Por Leonardo Boff
Observando o
comportamento dos parlamentares nos três dias em que discutiram a
admissibilidade do impedimento da presidenta Dilma Rousseff parecia-nos ver
criançolas se divertindo num jardim da infância. Gritarias por todo canto.
Coros recitando seus mantras contra ou a favor do impedimento. Alguns vinham fantasiados
com os símbolos de suas causas. Pessoas vestidas com a bandeira nacional como
se estivessem num dia de carnaval. Placas com seus slogans repetitivos. Enfim,
um espetáculo indigno de pessoas decentes de quem se esperaria um mínimo de
seriedade. Chegou-se a fazer até um bolão de apostas como se fora um jogo do
bicho ou de futebol.
Mas o que mais causou
estranheza foi a figura do presidente da Câmara que presidiu a sessão, o
deputado Eduardo Cunha. Ele vem acusado de muitos crimes e é réu pelo Supremo
Tribunal Federal: um gangster julgando uma mulher decente contra a qual ninguém
ousou lhe atribuir qualquer crime.
Precisamos questionar a
responsabilidade do Supremo Tribunal Federal por ter permitido esse ato que nos
envergonhou nacional e internacionalmente a ponto de o New York Times de 15 de
abril escrever: “Ela não roubou nada, mas está sendo julgada por uma quadrilha
de ladrões”. Que interesse secreto alimenta a Suprema Corte face a tão
escandalosa omissão? Recusamos a ideia de que esteja participando de alguma
conspiração.
Ocorreu na declaração de
voto algo absolutamente desviante. Tratava-se de julgar se a presidenta havia
cometido um crime de irresponsabilidade fiscal junto a outros manejos
administrativos das finanças, base jurídica para um processo político de
impedimento que implica destituir a presidenta de seu cargo, conseguido pelo
voto popular majoritário. Grande parte dos deputados sequer se referiu a essa
base jurídica, as famosas pedaladas fiscais etc. Ao invés de se ater juridicamente
ao eventual crime, deram asas à politização da insatisfação generalizada que
corre pela sociedade em razão da crise econômica, do desemprego e da corrupção
na Petrobrás. Essa insatisfação pode representar um erro político da presidenta
mas não configura um crime.
Como num ritornelo, a
grande maioria se concentrou na corrupção e nos efeitos negativos da crise.
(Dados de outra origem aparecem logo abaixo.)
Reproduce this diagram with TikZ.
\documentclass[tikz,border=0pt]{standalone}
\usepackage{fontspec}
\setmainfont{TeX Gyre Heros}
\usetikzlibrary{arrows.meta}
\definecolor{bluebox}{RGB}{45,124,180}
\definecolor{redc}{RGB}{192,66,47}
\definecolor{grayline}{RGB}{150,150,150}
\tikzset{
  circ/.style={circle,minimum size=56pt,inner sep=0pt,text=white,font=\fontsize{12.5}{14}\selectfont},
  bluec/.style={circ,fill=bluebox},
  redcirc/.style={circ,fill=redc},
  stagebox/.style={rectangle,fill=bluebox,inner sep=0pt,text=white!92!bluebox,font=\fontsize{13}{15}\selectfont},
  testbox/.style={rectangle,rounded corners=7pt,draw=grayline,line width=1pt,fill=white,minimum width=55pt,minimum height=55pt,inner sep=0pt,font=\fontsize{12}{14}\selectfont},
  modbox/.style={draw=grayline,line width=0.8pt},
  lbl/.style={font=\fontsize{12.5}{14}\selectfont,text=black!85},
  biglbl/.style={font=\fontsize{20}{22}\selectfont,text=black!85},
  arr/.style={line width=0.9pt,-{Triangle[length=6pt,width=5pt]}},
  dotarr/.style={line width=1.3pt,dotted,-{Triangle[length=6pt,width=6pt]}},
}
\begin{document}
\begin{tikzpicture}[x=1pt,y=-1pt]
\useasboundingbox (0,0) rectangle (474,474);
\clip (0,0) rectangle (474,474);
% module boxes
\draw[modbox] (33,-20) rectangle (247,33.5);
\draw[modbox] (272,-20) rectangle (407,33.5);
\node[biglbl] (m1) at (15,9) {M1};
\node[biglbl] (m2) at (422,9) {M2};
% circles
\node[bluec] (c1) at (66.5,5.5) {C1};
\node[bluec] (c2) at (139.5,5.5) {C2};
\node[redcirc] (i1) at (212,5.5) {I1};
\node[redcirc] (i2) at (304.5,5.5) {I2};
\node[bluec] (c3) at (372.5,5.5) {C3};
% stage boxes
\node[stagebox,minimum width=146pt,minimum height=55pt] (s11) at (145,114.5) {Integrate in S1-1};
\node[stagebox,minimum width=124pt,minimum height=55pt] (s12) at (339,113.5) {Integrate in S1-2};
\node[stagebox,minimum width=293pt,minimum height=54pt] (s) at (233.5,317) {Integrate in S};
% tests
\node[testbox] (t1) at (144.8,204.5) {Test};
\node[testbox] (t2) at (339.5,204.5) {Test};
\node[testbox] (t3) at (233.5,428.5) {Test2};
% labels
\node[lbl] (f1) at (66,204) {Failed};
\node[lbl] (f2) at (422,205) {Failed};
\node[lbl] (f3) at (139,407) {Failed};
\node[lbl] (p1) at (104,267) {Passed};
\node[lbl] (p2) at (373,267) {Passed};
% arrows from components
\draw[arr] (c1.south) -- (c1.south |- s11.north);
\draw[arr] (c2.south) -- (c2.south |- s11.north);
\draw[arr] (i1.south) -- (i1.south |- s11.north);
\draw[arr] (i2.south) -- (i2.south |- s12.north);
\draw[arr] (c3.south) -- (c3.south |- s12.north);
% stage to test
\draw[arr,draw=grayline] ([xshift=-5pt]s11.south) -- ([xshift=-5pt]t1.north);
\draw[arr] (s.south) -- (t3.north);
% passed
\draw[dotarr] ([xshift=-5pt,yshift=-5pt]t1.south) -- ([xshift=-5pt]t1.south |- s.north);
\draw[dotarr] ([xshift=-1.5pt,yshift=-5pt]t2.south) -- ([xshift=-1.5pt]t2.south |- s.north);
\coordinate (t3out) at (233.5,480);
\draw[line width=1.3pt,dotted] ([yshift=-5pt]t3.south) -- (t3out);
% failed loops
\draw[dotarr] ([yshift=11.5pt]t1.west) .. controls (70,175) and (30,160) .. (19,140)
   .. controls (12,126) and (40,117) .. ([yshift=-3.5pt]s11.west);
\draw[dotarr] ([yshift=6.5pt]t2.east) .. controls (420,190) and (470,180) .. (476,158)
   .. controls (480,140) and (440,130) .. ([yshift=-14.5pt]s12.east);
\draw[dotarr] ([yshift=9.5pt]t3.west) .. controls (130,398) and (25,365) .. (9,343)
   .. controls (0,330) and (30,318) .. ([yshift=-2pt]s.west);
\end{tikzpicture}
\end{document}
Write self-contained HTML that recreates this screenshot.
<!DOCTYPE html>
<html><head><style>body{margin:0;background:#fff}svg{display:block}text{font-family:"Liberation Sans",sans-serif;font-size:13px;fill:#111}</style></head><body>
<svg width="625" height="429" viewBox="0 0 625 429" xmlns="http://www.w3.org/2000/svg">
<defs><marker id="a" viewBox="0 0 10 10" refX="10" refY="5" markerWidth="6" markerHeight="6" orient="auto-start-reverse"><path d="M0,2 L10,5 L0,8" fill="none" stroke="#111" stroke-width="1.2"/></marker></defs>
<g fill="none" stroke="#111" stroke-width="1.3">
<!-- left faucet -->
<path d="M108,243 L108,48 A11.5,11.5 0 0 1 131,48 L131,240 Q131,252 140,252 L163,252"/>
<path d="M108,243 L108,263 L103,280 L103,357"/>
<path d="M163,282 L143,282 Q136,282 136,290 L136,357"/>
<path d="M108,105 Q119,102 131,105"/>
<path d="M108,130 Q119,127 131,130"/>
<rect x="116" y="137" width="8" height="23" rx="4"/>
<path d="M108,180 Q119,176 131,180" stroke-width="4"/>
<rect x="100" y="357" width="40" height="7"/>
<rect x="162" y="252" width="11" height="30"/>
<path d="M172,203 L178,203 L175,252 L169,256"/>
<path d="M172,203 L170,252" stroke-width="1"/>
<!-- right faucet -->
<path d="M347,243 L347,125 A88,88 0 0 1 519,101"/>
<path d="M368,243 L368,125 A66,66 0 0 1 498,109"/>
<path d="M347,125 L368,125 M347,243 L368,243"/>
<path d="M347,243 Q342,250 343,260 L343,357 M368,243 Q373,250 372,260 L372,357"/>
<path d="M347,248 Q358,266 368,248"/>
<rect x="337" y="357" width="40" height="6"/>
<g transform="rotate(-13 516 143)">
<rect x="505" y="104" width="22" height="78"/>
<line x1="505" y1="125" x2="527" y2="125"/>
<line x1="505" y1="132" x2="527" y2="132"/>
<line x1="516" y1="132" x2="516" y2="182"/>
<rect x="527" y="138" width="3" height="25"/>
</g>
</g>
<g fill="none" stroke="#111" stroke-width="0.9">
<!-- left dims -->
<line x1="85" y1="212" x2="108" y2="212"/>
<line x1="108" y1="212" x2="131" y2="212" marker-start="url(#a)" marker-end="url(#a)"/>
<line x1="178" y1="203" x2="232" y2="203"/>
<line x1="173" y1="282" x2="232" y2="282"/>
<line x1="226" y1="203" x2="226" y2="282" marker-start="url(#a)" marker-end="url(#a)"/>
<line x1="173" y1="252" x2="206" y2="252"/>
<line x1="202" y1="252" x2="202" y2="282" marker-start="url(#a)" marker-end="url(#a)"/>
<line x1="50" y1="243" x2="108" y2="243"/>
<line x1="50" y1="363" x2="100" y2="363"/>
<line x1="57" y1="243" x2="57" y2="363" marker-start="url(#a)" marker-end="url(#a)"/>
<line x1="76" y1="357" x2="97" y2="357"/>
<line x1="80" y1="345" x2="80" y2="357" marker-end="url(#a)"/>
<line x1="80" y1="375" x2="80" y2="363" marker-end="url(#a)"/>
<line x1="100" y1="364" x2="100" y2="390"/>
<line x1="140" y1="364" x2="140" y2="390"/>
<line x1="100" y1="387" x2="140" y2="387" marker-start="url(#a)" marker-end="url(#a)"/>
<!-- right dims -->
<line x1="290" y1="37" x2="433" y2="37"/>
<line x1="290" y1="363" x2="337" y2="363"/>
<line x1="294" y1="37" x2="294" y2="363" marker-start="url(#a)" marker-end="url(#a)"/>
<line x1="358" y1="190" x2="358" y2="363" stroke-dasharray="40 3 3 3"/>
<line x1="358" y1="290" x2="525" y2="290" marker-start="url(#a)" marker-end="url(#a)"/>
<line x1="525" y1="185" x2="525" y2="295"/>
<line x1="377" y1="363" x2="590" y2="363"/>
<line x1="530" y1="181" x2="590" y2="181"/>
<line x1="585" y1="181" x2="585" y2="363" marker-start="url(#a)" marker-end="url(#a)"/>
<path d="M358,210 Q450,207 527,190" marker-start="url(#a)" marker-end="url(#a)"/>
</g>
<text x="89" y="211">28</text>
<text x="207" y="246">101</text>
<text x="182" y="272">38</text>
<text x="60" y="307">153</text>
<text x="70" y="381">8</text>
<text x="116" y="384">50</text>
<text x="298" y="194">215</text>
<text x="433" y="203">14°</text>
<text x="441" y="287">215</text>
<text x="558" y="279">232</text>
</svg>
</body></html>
Apostrofaram hipocritamente o governo de corrupto quando sabemos que um grande
número de deputados está indiciado em crimes de corrupção. Boa parte deles se
elegeu com dinheiro da corrupção política, sustentada pelas empresas.
Generalizando, com honrosas exceções, os deputados não representam os
interesses coletivos, mas aqueles das empresas que lhes financiaram as
campanhas.
Importa notar um fato
preocupante: emergiu novamente como um espantalho a velha campanha que reforçou
o golpe militar de 1964: as marchas da religião, da família, de Deus e contra a
corrupção. Dezenas de parlamentares da bancada evangélica claramente fizeram
discursos de tom religioso e invocando o nome de Deus. E todos, sem exceção,
votaram pelo impedimento. Poucas vezes se ofendeu tanto o segundo mandamento da
lei de Deus que proíbe usar o santo nome de Deus em vão. Grande parte dos
parlamentares de forma pueril dedicavam seu voto à família, à esposa, à avó,
aos filhos e aos netos, citando seus nomes, numa espetacularização da política
de reles banalidade. Ao contrário, aqueles contra o impedimento argumentavam e
mostravam um comportamento decente.
Fez-se um julgamento apenas
político sem embasamento jurídico convincente, o que fere o preceito
constitucional. O que ocorreu foi um golpe parlamentar inaceitável.
Os votos contra o
impedimento não foram suficientes. Todos saímos diminuídos como nação e
envergonhados dos representantes do povo que, na verdade, não o representam nem
pretendem mudar as regras do jogo político.
Agora nos resta esperar
a racionalidade do Senado que irá analisar a validade ou não dos argumentos
jurídicos, base para um julgamento político acerca de um eventual crime de
responsabilidade, negado por notáveis juristas do país.
Talvez não tenhamos
ainda suficientemente amadurecido como povo para poder realizar uma democracia
digna deste nome: a tradução para o campo da politica da soberania popular.